Sort through the data and copy the lines holding the word "page".
____
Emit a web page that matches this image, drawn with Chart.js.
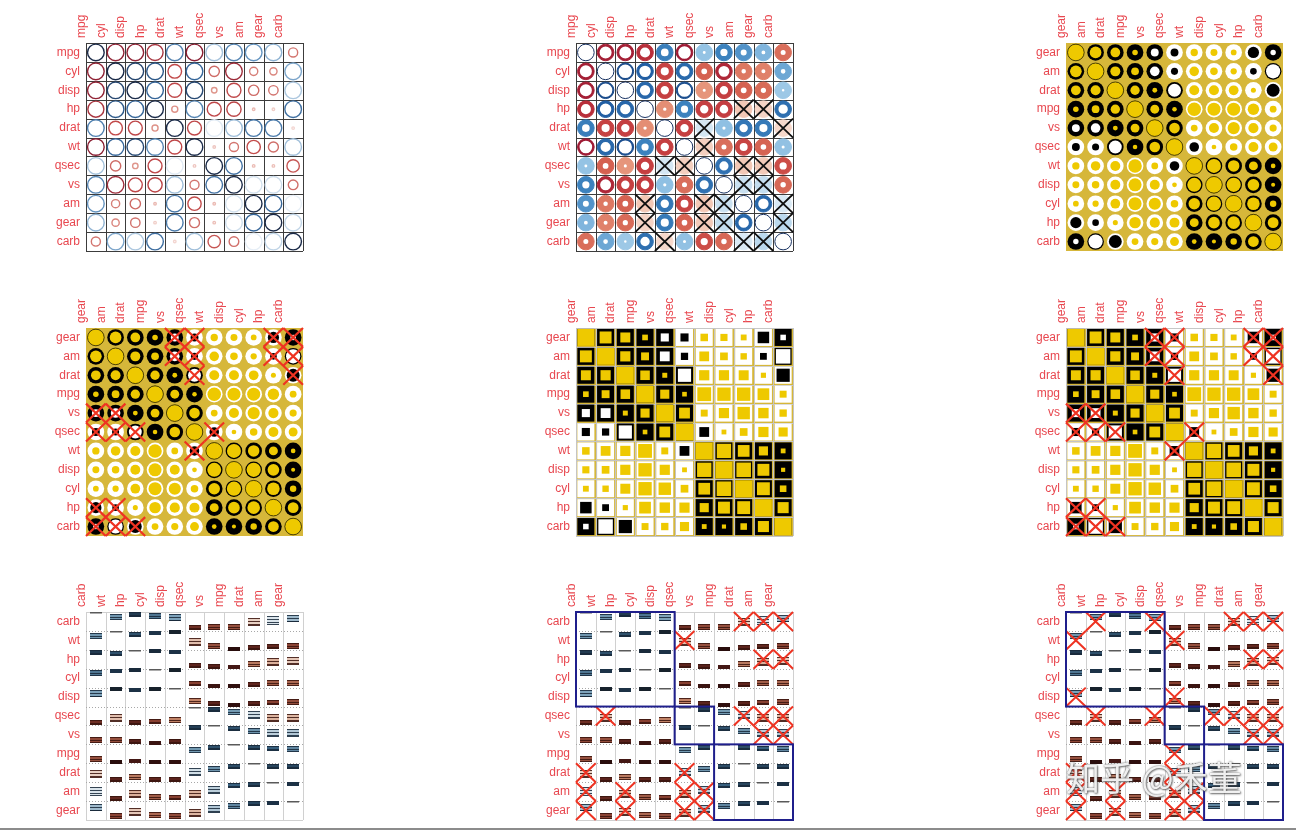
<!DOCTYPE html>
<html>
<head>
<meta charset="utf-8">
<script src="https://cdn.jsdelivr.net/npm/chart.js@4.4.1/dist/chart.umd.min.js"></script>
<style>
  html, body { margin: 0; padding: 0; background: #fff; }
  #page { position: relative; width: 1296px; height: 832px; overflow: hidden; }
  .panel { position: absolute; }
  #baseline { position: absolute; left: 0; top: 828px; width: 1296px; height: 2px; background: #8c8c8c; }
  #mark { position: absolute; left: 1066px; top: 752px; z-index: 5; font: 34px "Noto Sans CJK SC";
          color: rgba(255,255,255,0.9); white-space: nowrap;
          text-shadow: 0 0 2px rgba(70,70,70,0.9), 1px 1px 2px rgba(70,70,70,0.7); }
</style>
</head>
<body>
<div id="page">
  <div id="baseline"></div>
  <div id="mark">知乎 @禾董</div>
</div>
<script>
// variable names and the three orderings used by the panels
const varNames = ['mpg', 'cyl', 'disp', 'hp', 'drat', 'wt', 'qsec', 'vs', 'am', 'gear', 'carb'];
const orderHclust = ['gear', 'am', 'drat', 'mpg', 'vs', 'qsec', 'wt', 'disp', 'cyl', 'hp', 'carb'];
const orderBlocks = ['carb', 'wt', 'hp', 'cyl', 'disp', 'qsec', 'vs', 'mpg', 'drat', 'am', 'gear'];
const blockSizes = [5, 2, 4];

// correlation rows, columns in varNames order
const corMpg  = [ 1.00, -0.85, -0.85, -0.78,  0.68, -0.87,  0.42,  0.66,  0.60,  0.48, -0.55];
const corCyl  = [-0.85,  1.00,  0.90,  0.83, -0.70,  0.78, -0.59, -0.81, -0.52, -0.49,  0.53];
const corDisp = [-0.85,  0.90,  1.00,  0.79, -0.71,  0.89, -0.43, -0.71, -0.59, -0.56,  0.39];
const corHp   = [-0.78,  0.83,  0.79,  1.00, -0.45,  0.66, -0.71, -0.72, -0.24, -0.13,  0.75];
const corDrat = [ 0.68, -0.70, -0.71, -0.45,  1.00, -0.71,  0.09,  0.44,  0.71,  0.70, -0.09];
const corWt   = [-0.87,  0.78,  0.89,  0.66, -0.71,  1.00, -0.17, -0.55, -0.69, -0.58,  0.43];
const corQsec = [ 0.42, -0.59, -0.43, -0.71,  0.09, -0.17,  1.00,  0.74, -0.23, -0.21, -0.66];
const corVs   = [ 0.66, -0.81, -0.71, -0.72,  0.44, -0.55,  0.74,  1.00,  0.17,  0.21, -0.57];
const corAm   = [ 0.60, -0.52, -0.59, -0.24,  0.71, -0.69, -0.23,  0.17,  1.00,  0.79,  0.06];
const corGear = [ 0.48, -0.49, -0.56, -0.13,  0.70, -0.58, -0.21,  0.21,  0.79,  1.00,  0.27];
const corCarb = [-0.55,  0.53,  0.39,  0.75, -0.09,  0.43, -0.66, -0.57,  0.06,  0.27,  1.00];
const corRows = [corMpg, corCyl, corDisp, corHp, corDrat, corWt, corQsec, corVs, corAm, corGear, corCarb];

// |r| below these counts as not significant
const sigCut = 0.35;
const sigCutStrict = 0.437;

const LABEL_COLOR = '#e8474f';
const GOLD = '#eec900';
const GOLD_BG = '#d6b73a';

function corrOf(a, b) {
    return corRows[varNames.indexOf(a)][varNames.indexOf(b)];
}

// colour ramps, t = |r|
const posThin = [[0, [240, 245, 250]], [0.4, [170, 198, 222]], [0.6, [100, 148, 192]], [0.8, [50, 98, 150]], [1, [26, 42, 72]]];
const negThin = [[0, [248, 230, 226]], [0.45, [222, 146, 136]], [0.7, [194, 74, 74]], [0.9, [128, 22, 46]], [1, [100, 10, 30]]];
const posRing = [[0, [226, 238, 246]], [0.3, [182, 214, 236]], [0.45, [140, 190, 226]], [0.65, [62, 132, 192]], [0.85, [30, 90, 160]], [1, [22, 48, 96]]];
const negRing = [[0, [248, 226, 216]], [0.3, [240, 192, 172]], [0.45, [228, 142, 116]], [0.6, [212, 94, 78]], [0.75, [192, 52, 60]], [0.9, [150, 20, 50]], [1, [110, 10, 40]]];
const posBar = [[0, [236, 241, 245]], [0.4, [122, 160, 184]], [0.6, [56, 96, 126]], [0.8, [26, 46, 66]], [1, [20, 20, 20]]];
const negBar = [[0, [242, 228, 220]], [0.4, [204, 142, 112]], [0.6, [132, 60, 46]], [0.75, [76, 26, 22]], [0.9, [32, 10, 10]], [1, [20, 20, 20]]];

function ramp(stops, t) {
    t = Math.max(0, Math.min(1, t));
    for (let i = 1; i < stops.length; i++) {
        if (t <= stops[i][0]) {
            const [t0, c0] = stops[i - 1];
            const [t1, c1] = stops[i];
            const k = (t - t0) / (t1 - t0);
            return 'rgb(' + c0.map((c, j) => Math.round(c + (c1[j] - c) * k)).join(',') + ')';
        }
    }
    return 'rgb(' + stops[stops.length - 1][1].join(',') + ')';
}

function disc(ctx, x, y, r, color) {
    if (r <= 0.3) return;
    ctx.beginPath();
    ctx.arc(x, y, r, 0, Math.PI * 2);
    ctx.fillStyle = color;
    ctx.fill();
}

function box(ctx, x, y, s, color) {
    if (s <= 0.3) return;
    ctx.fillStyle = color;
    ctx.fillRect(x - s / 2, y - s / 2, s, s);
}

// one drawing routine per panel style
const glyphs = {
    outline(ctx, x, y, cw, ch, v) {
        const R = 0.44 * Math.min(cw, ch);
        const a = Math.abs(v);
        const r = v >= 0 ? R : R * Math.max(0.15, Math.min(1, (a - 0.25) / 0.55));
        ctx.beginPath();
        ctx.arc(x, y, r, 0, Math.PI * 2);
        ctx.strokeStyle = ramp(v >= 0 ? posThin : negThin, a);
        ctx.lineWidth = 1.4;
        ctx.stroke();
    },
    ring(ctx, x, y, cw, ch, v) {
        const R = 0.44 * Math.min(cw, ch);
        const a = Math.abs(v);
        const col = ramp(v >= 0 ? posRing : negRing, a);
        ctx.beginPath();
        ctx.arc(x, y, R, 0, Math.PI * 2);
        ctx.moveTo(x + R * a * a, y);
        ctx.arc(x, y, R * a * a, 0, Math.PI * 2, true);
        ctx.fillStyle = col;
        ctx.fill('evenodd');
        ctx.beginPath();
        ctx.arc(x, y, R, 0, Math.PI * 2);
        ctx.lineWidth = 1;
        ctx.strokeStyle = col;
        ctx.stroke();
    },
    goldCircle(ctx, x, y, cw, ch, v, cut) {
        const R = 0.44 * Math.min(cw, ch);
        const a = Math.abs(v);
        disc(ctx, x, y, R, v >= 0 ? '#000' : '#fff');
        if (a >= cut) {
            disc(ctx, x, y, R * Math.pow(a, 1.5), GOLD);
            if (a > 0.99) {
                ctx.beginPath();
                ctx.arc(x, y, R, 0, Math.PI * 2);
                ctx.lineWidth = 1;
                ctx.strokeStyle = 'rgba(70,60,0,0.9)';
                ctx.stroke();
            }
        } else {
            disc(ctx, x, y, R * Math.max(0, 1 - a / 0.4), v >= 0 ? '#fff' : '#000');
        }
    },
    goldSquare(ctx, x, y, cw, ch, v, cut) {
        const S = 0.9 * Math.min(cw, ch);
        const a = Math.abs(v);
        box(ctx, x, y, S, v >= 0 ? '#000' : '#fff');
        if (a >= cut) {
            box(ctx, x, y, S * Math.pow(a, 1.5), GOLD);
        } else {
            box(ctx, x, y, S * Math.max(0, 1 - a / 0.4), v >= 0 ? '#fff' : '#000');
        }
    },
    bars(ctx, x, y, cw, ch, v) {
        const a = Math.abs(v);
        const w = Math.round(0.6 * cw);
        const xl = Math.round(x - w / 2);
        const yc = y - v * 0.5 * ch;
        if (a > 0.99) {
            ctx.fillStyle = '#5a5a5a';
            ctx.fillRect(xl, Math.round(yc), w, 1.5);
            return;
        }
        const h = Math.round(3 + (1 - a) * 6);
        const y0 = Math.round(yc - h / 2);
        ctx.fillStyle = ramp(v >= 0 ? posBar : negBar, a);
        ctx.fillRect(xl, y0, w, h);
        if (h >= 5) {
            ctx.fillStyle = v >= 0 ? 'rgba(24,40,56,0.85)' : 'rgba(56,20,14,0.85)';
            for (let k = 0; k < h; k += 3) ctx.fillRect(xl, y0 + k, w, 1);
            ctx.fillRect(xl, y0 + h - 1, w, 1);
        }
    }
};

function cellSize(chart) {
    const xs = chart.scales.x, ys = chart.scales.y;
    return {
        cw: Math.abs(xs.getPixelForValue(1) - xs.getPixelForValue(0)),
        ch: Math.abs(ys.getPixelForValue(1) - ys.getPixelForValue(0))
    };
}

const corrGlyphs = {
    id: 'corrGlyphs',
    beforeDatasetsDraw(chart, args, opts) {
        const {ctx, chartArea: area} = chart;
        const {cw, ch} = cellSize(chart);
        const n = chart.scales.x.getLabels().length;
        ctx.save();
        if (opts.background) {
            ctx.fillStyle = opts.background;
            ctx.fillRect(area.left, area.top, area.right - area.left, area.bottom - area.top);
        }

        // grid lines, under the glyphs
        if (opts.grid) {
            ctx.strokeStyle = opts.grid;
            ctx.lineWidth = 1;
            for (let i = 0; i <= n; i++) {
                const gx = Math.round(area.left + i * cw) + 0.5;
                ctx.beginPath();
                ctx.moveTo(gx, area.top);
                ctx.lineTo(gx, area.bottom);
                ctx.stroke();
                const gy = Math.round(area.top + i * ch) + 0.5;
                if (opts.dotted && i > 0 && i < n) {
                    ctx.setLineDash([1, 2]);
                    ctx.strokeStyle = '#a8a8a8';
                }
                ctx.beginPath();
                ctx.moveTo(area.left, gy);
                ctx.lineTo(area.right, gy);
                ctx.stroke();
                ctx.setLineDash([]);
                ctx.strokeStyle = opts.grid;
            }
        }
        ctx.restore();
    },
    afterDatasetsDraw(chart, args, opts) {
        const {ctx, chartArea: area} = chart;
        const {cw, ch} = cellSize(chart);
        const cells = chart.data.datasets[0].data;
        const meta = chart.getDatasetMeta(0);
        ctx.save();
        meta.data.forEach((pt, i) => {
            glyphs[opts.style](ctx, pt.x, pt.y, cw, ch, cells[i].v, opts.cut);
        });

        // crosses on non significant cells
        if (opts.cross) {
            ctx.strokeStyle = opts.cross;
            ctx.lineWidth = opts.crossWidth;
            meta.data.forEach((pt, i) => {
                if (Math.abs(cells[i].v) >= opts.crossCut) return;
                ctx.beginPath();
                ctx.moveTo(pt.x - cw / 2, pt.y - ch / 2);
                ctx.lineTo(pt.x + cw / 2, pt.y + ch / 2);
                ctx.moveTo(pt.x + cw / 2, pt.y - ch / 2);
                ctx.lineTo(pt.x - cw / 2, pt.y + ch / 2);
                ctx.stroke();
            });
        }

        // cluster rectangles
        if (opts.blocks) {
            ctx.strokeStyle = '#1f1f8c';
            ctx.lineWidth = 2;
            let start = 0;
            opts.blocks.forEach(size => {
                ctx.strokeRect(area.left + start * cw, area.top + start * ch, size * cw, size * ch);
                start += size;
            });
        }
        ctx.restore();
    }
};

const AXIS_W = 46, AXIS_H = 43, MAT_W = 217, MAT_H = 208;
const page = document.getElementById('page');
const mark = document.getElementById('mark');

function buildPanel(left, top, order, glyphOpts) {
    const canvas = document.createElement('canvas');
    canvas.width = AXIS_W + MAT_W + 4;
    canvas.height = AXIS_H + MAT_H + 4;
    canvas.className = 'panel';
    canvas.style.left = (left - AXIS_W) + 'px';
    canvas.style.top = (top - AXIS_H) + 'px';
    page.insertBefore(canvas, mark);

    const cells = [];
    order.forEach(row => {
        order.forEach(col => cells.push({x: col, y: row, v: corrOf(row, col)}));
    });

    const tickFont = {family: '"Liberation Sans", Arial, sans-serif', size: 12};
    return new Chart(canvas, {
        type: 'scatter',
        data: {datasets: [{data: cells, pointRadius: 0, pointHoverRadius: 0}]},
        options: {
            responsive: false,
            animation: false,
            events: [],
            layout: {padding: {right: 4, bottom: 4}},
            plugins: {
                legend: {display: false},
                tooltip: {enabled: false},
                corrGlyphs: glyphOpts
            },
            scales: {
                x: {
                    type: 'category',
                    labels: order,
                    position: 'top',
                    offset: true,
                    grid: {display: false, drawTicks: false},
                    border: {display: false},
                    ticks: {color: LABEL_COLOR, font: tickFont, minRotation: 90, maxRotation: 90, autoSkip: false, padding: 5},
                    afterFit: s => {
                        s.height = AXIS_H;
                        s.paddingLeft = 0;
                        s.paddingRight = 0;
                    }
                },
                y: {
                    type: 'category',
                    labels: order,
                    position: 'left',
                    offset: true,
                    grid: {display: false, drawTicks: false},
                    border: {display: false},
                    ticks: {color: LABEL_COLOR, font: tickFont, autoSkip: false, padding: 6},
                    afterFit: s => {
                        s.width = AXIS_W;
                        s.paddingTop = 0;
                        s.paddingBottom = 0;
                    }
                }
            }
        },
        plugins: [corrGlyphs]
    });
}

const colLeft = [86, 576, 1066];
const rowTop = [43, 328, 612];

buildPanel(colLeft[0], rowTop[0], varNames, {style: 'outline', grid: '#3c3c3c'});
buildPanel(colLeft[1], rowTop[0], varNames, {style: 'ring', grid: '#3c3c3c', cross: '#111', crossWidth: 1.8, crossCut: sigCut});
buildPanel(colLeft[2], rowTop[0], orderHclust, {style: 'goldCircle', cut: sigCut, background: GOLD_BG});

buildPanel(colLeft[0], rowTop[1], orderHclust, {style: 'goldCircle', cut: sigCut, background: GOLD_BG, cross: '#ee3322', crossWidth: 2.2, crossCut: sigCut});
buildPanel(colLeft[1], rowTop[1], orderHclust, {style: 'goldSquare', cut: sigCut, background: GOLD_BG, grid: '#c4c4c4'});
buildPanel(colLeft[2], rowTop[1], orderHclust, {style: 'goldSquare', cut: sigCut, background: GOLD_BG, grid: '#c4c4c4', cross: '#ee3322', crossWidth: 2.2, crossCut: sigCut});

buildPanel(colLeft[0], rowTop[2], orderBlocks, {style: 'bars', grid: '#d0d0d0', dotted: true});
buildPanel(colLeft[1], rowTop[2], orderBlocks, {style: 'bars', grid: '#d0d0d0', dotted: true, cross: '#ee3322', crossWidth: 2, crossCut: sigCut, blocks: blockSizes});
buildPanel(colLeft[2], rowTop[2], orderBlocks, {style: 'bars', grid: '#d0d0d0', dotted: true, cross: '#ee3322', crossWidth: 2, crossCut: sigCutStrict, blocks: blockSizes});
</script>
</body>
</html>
____
- [REPLY]:
Emit a web page that matches this image, drawn with Chart.js.
  #page { position: relative; width: 1296px; height: 832px; overflow: hidden; }
<div id="page">
const page = document.getElementById('page');
    page.insertBefore(canvas, mark);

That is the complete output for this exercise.